Charts and diagrams as code:
---+---
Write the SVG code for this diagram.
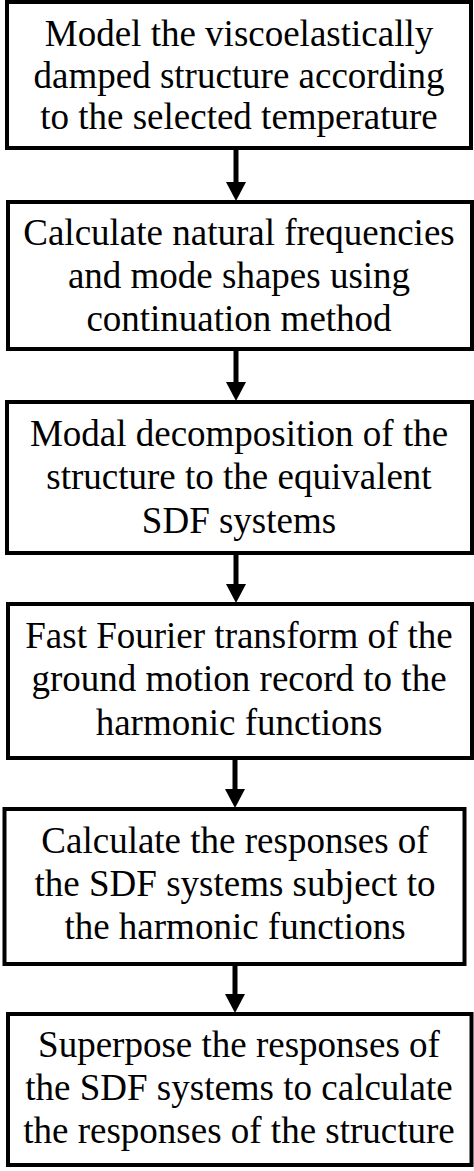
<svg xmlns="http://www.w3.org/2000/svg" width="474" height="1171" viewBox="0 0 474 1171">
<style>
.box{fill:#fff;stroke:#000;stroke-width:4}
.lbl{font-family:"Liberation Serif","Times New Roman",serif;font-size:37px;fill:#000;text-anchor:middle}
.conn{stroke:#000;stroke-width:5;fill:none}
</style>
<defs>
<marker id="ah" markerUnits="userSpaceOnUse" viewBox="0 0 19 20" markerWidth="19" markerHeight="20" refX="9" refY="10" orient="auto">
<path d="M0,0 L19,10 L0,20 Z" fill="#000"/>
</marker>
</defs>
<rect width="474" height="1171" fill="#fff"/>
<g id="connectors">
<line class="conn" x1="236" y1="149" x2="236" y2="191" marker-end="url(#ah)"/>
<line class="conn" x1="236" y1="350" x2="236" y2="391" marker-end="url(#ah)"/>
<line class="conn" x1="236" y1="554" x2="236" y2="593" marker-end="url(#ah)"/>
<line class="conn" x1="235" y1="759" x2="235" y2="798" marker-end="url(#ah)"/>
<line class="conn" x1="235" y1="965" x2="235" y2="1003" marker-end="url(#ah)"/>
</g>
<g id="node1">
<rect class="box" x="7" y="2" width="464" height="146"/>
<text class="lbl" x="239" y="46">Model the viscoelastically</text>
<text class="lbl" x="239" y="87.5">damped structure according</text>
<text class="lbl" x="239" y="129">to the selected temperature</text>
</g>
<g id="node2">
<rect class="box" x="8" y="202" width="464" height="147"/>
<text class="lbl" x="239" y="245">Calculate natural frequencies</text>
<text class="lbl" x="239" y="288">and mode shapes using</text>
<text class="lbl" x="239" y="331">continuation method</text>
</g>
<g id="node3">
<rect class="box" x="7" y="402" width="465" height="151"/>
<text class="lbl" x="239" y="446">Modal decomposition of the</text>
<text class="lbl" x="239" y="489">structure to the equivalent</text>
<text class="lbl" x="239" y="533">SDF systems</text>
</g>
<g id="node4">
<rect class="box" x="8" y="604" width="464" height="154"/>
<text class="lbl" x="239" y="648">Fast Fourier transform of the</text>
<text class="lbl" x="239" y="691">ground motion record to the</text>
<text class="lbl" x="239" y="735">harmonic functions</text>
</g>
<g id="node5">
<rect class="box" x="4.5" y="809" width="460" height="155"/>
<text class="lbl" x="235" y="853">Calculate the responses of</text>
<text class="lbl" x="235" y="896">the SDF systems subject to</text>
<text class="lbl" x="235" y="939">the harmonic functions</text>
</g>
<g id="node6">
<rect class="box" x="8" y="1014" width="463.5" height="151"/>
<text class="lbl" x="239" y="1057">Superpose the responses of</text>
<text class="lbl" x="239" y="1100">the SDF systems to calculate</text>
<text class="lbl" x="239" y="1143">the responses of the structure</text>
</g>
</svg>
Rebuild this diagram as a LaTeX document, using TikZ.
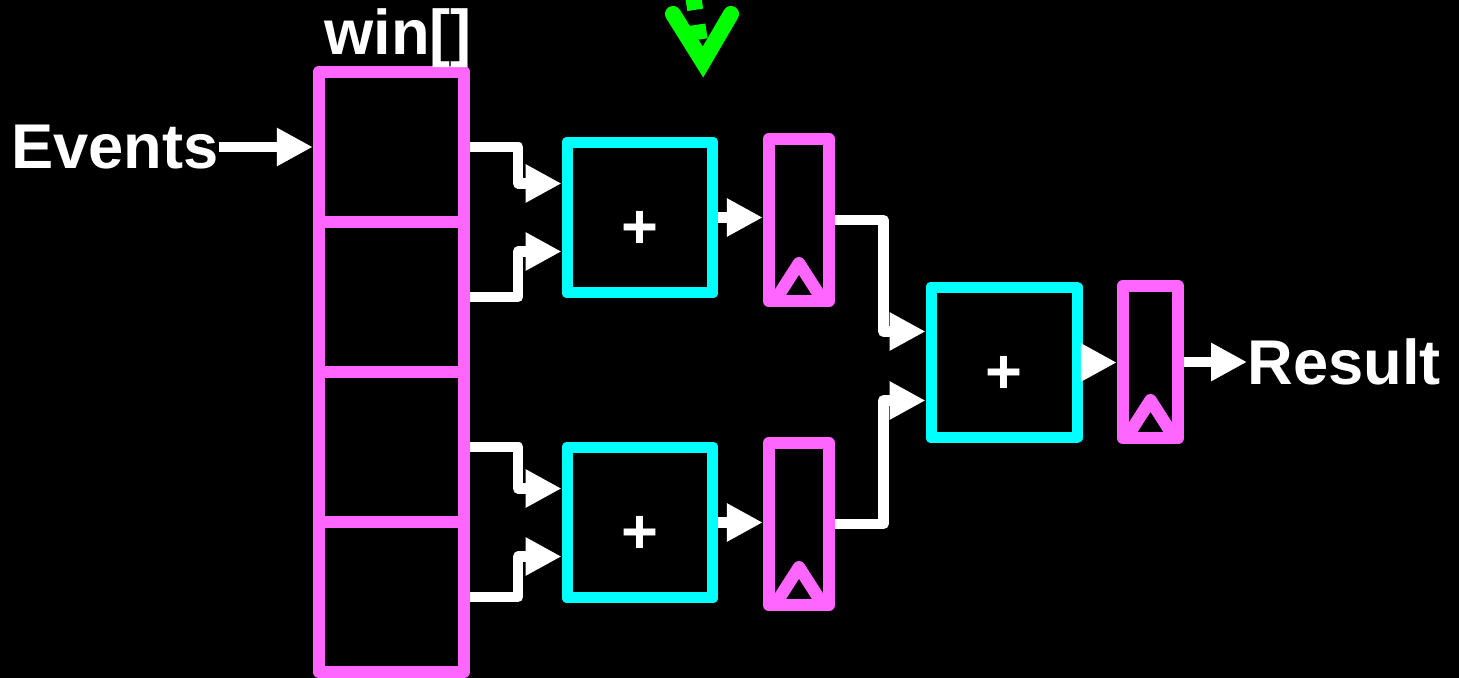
---+---
Copy the data exactly. Any picture it contains is to be omitted.

Write the SVG code for this diagram.
<svg xmlns="http://www.w3.org/2000/svg" width="474" height="1171" viewBox="0 0 474 1171">
<style>
.box{fill:#fff;stroke:#000;stroke-width:4}
.lbl{font-family:"Liberation Serif","Times New Roman",serif;font-size:37px;fill:#000;text-anchor:middle}
.conn{stroke:#000;stroke-width:5;fill:none}
</style>
<defs>
<marker id="ah" markerUnits="userSpaceOnUse" viewBox="0 0 19 20" markerWidth="19" markerHeight="20" refX="9" refY="10" orient="auto">
<path d="M0,0 L19,10 L0,20 Z" fill="#000"/>
</marker>
</defs>
<rect width="474" height="1171" fill="#fff"/>
<g id="connectors">
<line class="conn" x1="236" y1="149" x2="236" y2="191" marker-end="url(#ah)"/>
<line class="conn" x1="236" y1="350" x2="236" y2="391" marker-end="url(#ah)"/>
<line class="conn" x1="236" y1="554" x2="236" y2="593" marker-end="url(#ah)"/>
<line class="conn" x1="235" y1="759" x2="235" y2="798" marker-end="url(#ah)"/>
<line class="conn" x1="235" y1="965" x2="235" y2="1003" marker-end="url(#ah)"/>
</g>
<g id="node1">
<rect class="box" x="7" y="2" width="464" height="146"/>
<text class="lbl" x="239" y="46">Model the viscoelastically</text>
<text class="lbl" x="239" y="87.5">damped structure according</text>
<text class="lbl" x="239" y="129">to the selected temperature</text>
</g>
<g id="node2">
<rect class="box" x="8" y="202" width="464" height="147"/>
<text class="lbl" x="239" y="245">Calculate natural frequencies</text>
<text class="lbl" x="239" y="288">and mode shapes using</text>
<text class="lbl" x="239" y="331">continuation method</text>
</g>
<g id="node3">
<rect class="box" x="7" y="402" width="465" height="151"/>
<text class="lbl" x="239" y="446">Modal decomposition of the</text>
<text class="lbl" x="239" y="489">structure to the equivalent</text>
<text class="lbl" x="239" y="533">SDF systems</text>
</g>
<g id="node4">
<rect class="box" x="8" y="604" width="464" height="154"/>
<text class="lbl" x="239" y="648">Fast Fourier transform of the</text>
<text class="lbl" x="239" y="691">ground motion record to the</text>
<text class="lbl" x="239" y="735">harmonic functions</text>
</g>
<g id="node5">
<rect class="box" x="4.5" y="809" width="460" height="155"/>
<text class="lbl" x="235" y="853">Calculate the responses of</text>
<text class="lbl" x="235" y="896">the SDF systems subject to</text>
<text class="lbl" x="235" y="939">the harmonic functions</text>
</g>
<g id="node6">
<rect class="box" x="8" y="1014" width="463.5" height="151"/>
<text class="lbl" x="239" y="1057">Superpose the responses of</text>
<text class="lbl" x="239" y="1100">the SDF systems to calculate</text>
<text class="lbl" x="239" y="1143">the responses of the structure</text>
</g>
</svg>
Rebuild this diagram as a LaTeX document, using TikZ.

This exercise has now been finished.